Private investigators have no law enforcement authority, and the act of serving papers doesn’t grant any special powers. There are firm lines they cannot cross.

  • No trespassing: A PI can walk up to a front door the same way a mail carrier or salesperson would, using normal points of access. They cannot hop a locked fence, enter a gated community by deception, or go through a door marked private without permission. Crossing those boundaries exposes the investigator to criminal trespassing charges and can taint the service.
  • No forced entry: A PI cannot break into a home or building to serve papers, even if they know the person is inside avoiding them. Only law enforcement with a warrant has that authority.
  • No impersonating law enforcement: An investigator cannot claim to be a police officer, flash a fake badge, or wear anything resembling a law enforcement uniform to trick someone into opening the door. Impersonating a police officer is a criminal offense in every state, and any service obtained through fraud or deception can be voided.

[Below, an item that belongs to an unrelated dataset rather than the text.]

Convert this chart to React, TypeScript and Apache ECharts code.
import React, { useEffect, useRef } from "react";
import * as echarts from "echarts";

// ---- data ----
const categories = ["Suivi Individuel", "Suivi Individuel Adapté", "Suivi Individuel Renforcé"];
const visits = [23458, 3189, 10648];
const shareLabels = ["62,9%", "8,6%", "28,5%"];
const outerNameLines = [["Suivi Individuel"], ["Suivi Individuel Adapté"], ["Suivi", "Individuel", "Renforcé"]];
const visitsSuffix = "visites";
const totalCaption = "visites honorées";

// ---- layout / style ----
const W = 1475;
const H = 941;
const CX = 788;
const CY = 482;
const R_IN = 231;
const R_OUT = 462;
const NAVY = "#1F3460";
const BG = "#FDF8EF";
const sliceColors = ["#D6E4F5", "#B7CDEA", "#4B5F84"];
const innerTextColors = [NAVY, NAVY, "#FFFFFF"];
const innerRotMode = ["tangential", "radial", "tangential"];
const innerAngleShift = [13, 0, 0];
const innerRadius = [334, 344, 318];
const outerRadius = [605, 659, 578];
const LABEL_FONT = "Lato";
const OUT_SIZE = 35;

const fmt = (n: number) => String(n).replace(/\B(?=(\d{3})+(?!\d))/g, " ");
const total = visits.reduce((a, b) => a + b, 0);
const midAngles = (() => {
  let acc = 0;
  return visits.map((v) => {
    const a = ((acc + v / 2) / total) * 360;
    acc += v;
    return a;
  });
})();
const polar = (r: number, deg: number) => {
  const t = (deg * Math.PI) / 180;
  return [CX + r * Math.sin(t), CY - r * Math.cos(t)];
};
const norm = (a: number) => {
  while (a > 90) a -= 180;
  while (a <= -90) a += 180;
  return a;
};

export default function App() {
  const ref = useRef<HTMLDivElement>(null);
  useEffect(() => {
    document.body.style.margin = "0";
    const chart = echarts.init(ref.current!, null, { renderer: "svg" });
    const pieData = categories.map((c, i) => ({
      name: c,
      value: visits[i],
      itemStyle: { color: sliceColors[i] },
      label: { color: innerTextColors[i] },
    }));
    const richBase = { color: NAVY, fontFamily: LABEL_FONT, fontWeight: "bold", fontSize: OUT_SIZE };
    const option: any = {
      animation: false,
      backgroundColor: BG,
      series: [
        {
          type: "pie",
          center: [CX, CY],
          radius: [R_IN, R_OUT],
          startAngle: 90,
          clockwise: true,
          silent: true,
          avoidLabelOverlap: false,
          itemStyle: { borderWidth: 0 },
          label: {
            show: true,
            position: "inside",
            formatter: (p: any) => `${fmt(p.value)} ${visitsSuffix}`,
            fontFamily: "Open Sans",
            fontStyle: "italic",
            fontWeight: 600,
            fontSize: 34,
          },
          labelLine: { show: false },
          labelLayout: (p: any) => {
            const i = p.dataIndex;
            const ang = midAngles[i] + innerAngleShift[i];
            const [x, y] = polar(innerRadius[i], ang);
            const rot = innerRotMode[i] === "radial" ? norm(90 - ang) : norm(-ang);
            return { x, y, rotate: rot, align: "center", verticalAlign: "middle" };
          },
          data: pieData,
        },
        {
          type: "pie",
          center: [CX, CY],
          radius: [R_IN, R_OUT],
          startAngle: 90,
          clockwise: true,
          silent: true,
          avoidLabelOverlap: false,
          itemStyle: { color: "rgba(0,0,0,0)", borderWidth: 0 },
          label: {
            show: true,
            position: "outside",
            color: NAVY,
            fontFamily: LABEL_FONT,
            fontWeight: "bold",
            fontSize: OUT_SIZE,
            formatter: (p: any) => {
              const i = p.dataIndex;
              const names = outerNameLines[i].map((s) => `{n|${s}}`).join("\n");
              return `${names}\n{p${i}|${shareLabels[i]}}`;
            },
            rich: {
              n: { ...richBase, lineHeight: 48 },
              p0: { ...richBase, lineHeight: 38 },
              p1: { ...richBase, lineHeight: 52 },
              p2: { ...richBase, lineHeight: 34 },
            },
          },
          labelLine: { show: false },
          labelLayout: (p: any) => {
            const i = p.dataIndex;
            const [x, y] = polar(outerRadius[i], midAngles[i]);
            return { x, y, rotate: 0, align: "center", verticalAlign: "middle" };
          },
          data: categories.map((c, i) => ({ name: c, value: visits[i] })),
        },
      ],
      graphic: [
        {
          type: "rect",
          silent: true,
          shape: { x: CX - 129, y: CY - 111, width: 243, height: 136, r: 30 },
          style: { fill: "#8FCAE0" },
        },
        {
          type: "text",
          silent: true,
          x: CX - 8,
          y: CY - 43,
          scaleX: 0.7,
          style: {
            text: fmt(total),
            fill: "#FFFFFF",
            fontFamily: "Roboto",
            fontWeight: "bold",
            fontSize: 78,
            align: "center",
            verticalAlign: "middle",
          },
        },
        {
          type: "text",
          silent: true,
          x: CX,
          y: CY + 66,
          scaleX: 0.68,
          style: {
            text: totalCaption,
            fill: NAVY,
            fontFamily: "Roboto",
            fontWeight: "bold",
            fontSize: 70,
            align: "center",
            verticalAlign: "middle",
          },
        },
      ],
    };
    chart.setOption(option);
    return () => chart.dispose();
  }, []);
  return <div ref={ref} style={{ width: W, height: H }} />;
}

  • No harassment or threats: A PI cannot threaten, intimidate, or physically force someone to accept documents. They can be persistent and creative in their approach, but the line between diligence and harassment exists, and crossing it can result in both criminal charges and civil liability.

When a person actively evades service, the proper response is to document the evasion attempts and petition the court for alternative service methods rather than resort to tactics that could get the case thrown out. Experienced PIs know this, which is another reason their training matters. A confrontation might feel satisfying in the moment, but a judge won’t look kindly on service accomplished through intimidation, and the defendant’s attorney will use it to undermine the entire proceeding.